Desta forma, considerou o Ministério da justiça, "os processos disciplinares abrirão oportunidade para que tal apuramento seja feito".

O comunicado indica ainda que as decisões, agora conhecidas, foram tomadas na sequência de uma reunião entre a ministra da Justiça Rita Alarcão Júdice, a secretária de Estado Adjunta e da Justiça, Maria Clara Figueiredo, e a diretora-geral da DGRSP, Isabel Leitão. 

A fuga de Vale de Judeus levou a ministra da Justiça a ordenar uma auditoria à segurança das cadeias portuguesas e motivou também o afastamento do então diretor-geral da DGRSP, Rui Abrunhosa e Gonçalves, que foi substituído por Isabel Leitão.

A fuga deu ainda origem a uma averiguação de natureza disciplinar que incide sobre os guardas que estavam de serviço na videovigilância no momento da fuga e também a um inquérito do Ministério Público para apurar eventuais responsabilidades de cariz criminal.

Fábio Loureiro está condenado pelos crimes de rapto, tráfico de estupefacientes, associação criminosa, roubo à mão armada e evasão.

O grupo de cinco evadidos, com idades entre os 33 e 61 anos, incluía ainda o cidadão português Fernando Ribeiro Ferreira, o georgiano Shergili Farjiani, o argentino Rodolf José Lohrmann e o britânico Mark Cameron Roscaleer.

Os evadidos estavam a cumprir penas entre os sete e os 25 anos de prisão, por vários crimes graves, entre os quais tráfico de droga, associação criminosa, roubo, sequestro e branqueamento de capitais. 

A ministra da Justiça, Rita Alarcão Júdice, justificou os processos disciplinares com as conclusões constantes de um relatório sobre o incidente. "Foi feito um inquérito aturado, cuidadoso, que levou o seu tempo (...), foi analisado por nós, portanto se a nossa decisão foi nesse sentido é porque concordámos com as conclusões que foram obtidas nesse relatório, é apenas isso que posso dizer", disse, garantindo que o relatório veio trazer "mais detalhe e mais clareza".

"Claro que este relatório que agora recebi vem trazer-nos mais detalhe e mais clareza em alguns aspetos que para nós eram já indiciários quando olhámos para o primeiro relatório. Temas como a falta de comando, o desleixo, alguma falta de cuidado, tudo isso foi evidenciado neste relatório e nessa medida tomámos as decisões que achámos que eram as corretas", acrescentou.

Advogado de sete guardas promete "responder em conformidade"

O advogado dos sete guardas prisionais alvo de processos disciplinares na sequência da fuga da prisão de Vale de Judeus, prometeu que vai "apreciar e responder em conformidade" às imputações de violação do dever de zelo.

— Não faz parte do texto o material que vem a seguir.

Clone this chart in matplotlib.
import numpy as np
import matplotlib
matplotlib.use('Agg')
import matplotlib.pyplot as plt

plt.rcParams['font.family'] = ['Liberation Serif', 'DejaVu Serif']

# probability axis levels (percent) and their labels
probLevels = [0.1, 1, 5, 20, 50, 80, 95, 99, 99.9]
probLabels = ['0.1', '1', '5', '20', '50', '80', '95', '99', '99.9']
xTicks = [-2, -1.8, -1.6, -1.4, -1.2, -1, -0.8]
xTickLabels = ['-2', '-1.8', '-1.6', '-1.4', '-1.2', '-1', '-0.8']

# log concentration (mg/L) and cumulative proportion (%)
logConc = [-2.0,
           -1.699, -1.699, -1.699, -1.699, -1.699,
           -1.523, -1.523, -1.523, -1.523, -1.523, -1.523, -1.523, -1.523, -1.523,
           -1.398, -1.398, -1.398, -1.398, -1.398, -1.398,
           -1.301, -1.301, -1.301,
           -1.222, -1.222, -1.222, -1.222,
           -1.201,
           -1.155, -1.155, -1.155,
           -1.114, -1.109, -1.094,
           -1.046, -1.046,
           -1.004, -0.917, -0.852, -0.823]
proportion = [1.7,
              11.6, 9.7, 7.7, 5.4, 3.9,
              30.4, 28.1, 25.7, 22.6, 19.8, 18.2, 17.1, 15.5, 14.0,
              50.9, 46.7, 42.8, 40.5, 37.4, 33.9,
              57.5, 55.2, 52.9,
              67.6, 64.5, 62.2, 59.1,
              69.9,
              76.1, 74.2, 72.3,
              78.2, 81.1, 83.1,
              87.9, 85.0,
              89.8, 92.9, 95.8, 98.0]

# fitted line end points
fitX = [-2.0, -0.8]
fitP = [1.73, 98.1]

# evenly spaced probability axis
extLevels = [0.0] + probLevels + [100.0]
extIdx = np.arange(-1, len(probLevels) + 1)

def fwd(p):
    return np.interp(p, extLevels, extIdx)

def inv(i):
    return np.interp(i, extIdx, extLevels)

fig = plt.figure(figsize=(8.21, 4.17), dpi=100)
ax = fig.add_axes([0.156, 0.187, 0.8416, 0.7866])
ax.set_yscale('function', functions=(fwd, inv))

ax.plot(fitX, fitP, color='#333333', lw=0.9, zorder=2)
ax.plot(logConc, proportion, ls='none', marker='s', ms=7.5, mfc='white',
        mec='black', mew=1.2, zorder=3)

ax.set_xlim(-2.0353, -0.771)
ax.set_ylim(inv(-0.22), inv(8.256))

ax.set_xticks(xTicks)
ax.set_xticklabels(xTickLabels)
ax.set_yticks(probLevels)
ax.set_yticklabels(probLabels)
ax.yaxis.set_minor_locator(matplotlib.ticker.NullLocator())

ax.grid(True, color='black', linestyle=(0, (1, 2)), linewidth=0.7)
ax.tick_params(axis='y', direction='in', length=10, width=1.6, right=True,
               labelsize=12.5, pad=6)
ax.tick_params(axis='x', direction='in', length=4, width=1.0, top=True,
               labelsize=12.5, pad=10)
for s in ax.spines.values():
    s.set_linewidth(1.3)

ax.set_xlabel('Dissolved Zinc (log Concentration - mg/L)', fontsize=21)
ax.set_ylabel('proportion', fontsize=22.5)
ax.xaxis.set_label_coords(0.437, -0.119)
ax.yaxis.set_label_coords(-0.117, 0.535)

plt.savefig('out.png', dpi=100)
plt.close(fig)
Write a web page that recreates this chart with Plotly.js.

Em declarações à agência Lusa, Pedro Proença confirmou que os sete guardas prisionais que representa enfrentam agora processos disciplinares por violação do dever de zelo, pelo que "vai haver uma nota de culpa", a qual será "apreciada e respondida em conformidade".

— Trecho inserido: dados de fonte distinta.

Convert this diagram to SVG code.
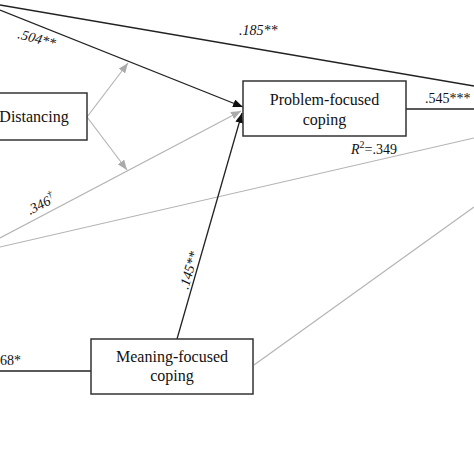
<svg xmlns="http://www.w3.org/2000/svg" width="474" height="474" viewBox="0 0 474 474">
<style>
.box{fill:#fff;stroke:#333;stroke-width:1.5}
.bt{font-family:"Liberation Serif",serif;font-size:16px;fill:#111;text-anchor:middle}
.lb{font-family:"Liberation Serif",serif;font-size:14px;fill:#111}
.it{font-style:italic}
.blk{stroke:#222;stroke-width:1.3;fill:none}
.gry{stroke:#b4b4b4;stroke-width:1.2;fill:none}
</style>
<defs>
<marker id="ab" viewBox="0 0 10 8" refX="10" refY="4" markerWidth="10" markerHeight="8" markerUnits="userSpaceOnUse" orient="auto"><path d="M0,0 L10,4 L0,8 Z" fill="#111"/></marker>
<marker id="ag" viewBox="0 0 10 8" refX="10" refY="4" markerWidth="10" markerHeight="8" markerUnits="userSpaceOnUse" orient="auto"><path d="M0,0 L10,4 L0,8 Z" fill="#aaa"/></marker>
</defs>
<rect width="474" height="474" fill="#fff"/>
<g id="connectors">
<line class="blk" x1="0" y1="5" x2="474" y2="86"/>
<line class="gry" x1="0" y1="247" x2="474" y2="138"/>
<line class="gry" x1="254" y1="365" x2="474" y2="207"/>
<line class="gry" x1="0" y1="238" x2="241" y2="111" marker-end="url(#ag)"/>
<line class="gry" x1="87" y1="117" x2="128" y2="63" marker-end="url(#ag)"/>
<line class="gry" x1="87" y1="117" x2="127" y2="170" marker-end="url(#ag)"/>
<line class="blk" x1="0" y1="10" x2="243" y2="107" marker-end="url(#ab)"/>
<line class="blk" x1="177" y1="339" x2="242" y2="113" marker-end="url(#ab)"/>
<line class="blk" x1="406" y1="109" x2="474" y2="109"/>
<line class="blk" x1="0" y1="371" x2="91" y2="371"/>
<text class="lb it" x="239" y="35">.185**</text>
<text class="lb it" transform="translate(17,38) rotate(15)">.504**</text>
<text class="lb it" transform="translate(30,215) rotate(-27)">.346<tspan font-size="10" dy="-6">†</tspan></text>
<text class="lb it" transform="translate(188,290) rotate(-74)">.145**</text>
<text class="lb" x="425" y="103" font-size="15">.545***</text>
<text class="lb" x="0" y="365" font-size="15">68*</text>
</g>
<g id="distancing">
<rect class="box" x="-10" y="93" width="97" height="47"/>
<text class="bt" x="34" y="122">Distancing</text>
</g>
<g id="problem-focused">
<rect class="box" x="243" y="81" width="163" height="55"/>
<text class="bt" x="324.500" y="105">Problem-focused</text>
<text class="bt" x="324.500" y="125">coping</text>
<text class="lb" x="351" y="154" font-size="16"><tspan font-style="italic">R</tspan><tspan font-size="10" dy="-6">2</tspan><tspan dy="6">=.349</tspan></text>
</g>
<g id="meaning-focused">
<rect class="box" x="91" y="339" width="162" height="55"/>
<text class="bt" x="172" y="362">Meaning-focused</text>
<text class="bt" x="172" y="381">coping</text>
</g>
</svg>
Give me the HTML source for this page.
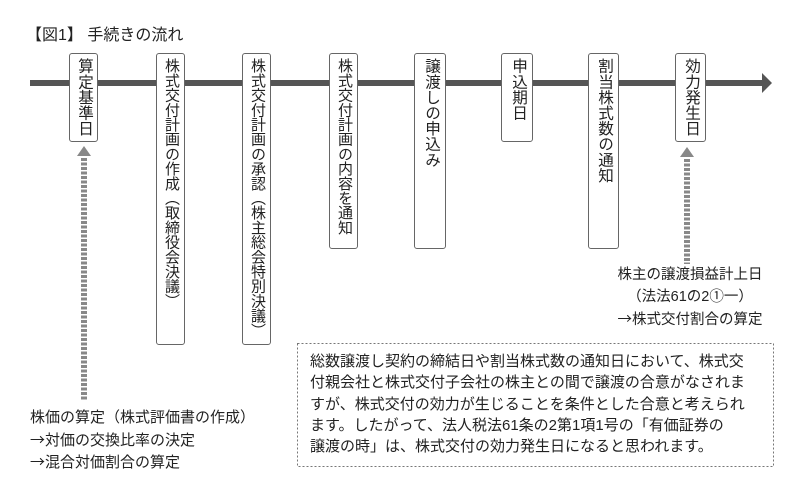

O advogado considerou que se está perante um "procedimento normal" e valorizou o facto de no relatório que serviu de base aos processos disciplinares instaurados pelo Ministério da Justiça "nada apontar para qualquer espécie de comparticipação" dos guardas prisionais na fuga de cinco reclusos de Vale de Judeus, em setembro passado.